> Given problem
Copy out the complete listing, word for word.
--------------------------------
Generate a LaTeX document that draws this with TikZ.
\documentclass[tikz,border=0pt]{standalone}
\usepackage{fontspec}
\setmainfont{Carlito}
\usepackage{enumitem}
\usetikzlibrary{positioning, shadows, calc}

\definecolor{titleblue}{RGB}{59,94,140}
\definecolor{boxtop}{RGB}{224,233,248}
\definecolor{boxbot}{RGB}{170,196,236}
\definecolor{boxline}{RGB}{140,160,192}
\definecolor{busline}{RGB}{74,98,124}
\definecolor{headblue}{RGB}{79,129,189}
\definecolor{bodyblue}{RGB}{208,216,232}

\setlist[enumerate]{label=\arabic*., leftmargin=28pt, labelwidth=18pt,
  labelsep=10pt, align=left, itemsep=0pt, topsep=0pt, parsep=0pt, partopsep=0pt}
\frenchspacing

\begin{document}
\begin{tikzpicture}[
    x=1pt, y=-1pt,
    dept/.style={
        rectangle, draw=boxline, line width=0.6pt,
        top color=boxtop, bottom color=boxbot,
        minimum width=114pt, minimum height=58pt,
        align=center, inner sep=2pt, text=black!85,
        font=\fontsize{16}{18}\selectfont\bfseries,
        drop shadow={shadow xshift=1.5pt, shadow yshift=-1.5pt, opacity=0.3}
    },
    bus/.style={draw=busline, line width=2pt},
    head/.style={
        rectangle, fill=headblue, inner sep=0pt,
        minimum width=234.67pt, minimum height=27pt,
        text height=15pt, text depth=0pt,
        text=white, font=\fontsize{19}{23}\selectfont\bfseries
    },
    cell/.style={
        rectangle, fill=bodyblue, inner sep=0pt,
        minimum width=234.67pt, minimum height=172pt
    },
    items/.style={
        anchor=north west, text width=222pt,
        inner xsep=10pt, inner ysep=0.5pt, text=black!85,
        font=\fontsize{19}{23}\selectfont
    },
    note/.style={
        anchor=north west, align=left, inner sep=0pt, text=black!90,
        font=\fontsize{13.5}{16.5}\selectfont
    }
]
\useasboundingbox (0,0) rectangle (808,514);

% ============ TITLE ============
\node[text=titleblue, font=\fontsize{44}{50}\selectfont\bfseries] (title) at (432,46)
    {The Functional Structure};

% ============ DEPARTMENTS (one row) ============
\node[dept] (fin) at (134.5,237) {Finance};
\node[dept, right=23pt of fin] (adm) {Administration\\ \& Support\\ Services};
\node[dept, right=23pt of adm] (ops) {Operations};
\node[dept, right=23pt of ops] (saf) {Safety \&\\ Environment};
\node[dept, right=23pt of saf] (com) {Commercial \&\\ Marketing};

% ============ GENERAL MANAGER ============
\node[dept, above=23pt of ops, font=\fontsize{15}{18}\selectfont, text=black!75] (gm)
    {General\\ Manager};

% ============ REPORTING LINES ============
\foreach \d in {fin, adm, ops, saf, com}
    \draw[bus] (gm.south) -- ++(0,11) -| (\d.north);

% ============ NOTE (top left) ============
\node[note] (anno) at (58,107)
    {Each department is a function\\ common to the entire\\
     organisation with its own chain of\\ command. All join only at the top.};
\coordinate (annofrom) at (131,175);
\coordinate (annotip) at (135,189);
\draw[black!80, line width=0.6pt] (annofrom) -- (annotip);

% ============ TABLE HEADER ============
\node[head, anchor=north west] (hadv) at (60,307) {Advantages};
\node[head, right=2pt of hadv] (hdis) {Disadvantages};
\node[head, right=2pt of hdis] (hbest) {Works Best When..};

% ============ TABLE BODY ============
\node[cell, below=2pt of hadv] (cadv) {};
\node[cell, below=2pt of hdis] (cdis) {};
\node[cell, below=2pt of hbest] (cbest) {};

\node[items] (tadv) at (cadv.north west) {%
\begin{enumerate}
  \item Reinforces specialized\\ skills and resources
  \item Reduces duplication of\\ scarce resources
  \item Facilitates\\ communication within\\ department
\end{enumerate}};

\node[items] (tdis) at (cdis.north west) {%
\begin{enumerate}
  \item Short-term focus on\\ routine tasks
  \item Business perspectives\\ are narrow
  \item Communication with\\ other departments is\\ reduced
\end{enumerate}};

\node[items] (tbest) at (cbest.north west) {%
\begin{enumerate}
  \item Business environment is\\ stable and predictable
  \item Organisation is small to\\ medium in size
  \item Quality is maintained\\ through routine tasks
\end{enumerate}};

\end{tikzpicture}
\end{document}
--------------------------------
> Complete output
Generate a LaTeX document that draws this with TikZ.
\documentclass[tikz,border=0pt]{standalone}
\usepackage{fontspec}
\setmainfont{Carlito}
\usepackage{enumitem}
\usetikzlibrary{positioning, shadows, calc}

\definecolor{titleblue}{RGB}{59,94,140}
\definecolor{boxtop}{RGB}{224,233,248}
\definecolor{boxbot}{RGB}{170,196,236}
\definecolor{boxline}{RGB}{140,160,192}
\definecolor{busline}{RGB}{74,98,124}
\definecolor{headblue}{RGB}{79,129,189}
\definecolor{bodyblue}{RGB}{208,216,232}

\setlist[enumerate]{label=\arabic*., leftmargin=28pt, labelwidth=18pt,
  labelsep=10pt, align=left, itemsep=0pt, topsep=0pt, parsep=0pt, partopsep=0pt}
\frenchspacing

\begin{document}
\begin{tikzpicture}[
    x=1pt, y=-1pt,
    dept/.style={
        rectangle, draw=boxline, line width=0.6pt,
        top color=boxtop, bottom color=boxbot,
        minimum width=114pt, minimum height=58pt,
        align=center, inner sep=2pt, text=black!85,
        font=\fontsize{16}{18}\selectfont\bfseries,
        drop shadow={shadow xshift=1.5pt, shadow yshift=-1.5pt, opacity=0.3}
    },
    bus/.style={draw=busline, line width=2pt},
    head/.style={
        rectangle, fill=headblue, inner sep=0pt,
        minimum width=234.67pt, minimum height=27pt,
        text height=15pt, text depth=0pt,
        text=white, font=\fontsize{19}{23}\selectfont\bfseries
    },
    cell/.style={
        rectangle, fill=bodyblue, inner sep=0pt,
        minimum width=234.67pt, minimum height=172pt
    },
    items/.style={
        anchor=north west, text width=222pt,
        inner xsep=10pt, inner ysep=0.5pt, text=black!85,
        font=\fontsize{19}{23}\selectfont
    },
    note/.style={
        anchor=north west, align=left, inner sep=0pt, text=black!90,
        font=\fontsize{13.5}{16.5}\selectfont
    }
]
\useasboundingbox (0,0) rectangle (808,514);

% ============ TITLE ============
\node[text=titleblue, font=\fontsize{44}{50}\selectfont\bfseries] (title) at (432,46)
    {The Functional Structure};

% ============ DEPARTMENTS (one row) ============
\node[dept] (fin) at (134.5,237) {Finance};
\node[dept, right=23pt of fin] (adm) {Administration\\ \& Support\\ Services};
\node[dept, right=23pt of adm] (ops) {Operations};
\node[dept, right=23pt of ops] (saf) {Safety \&\\ Environment};
\node[dept, right=23pt of saf] (com) {Commercial \&\\ Marketing};

% ============ GENERAL MANAGER ============
\node[dept, above=23pt of ops, font=\fontsize{15}{18}\selectfont, text=black!75] (gm)
    {General\\ Manager};

% ============ REPORTING LINES ============
\foreach \d in {fin, adm, ops, saf, com}
    \draw[bus] (gm.south) -- ++(0,11) -| (\d.north);

% ============ NOTE (top left) ============
\node[note] (anno) at (58,107)
    {Each department is a function\\ common to the entire\\
     organisation with its own chain of\\ command. All join only at the top.};
\coordinate (annofrom) at (131,175);
\coordinate (annotip) at (135,189);
\draw[black!80, line width=0.6pt] (annofrom) -- (annotip);

% ============ TABLE HEADER ============
\node[head, anchor=north west] (hadv) at (60,307) {Advantages};
\node[head, right=2pt of hadv] (hdis) {Disadvantages};
\node[head, right=2pt of hdis] (hbest) {Works Best When..};

% ============ TABLE BODY ============
\node[cell, below=2pt of hadv] (cadv) {};
\node[cell, below=2pt of hdis] (cdis) {};
\node[cell, below=2pt of hbest] (cbest) {};

\node[items] (tadv) at (cadv.north west) {%
\begin{enumerate}
  \item Reinforces specialized\\ skills and resources
  \item Reduces duplication of\\ scarce resources
  \item Facilitates\\ communication within\\ department
\end{enumerate}};

\node[items] (tdis) at (cdis.north west) {%
\begin{enumerate}
  \item Short-term focus on\\ routine tasks
  \item Business perspectives\\ are narrow
  \item Communication with\\ other departments is\\ reduced
\end{enumerate}};

\node[items] (tbest) at (cbest.north west) {%
\begin{enumerate}
  \item Business environment is\\ stable and predictable
  \item Organisation is small to\\ medium in size
  \item Quality is maintained\\ through routine tasks
\end{enumerate}};

\end{tikzpicture}
\end{document}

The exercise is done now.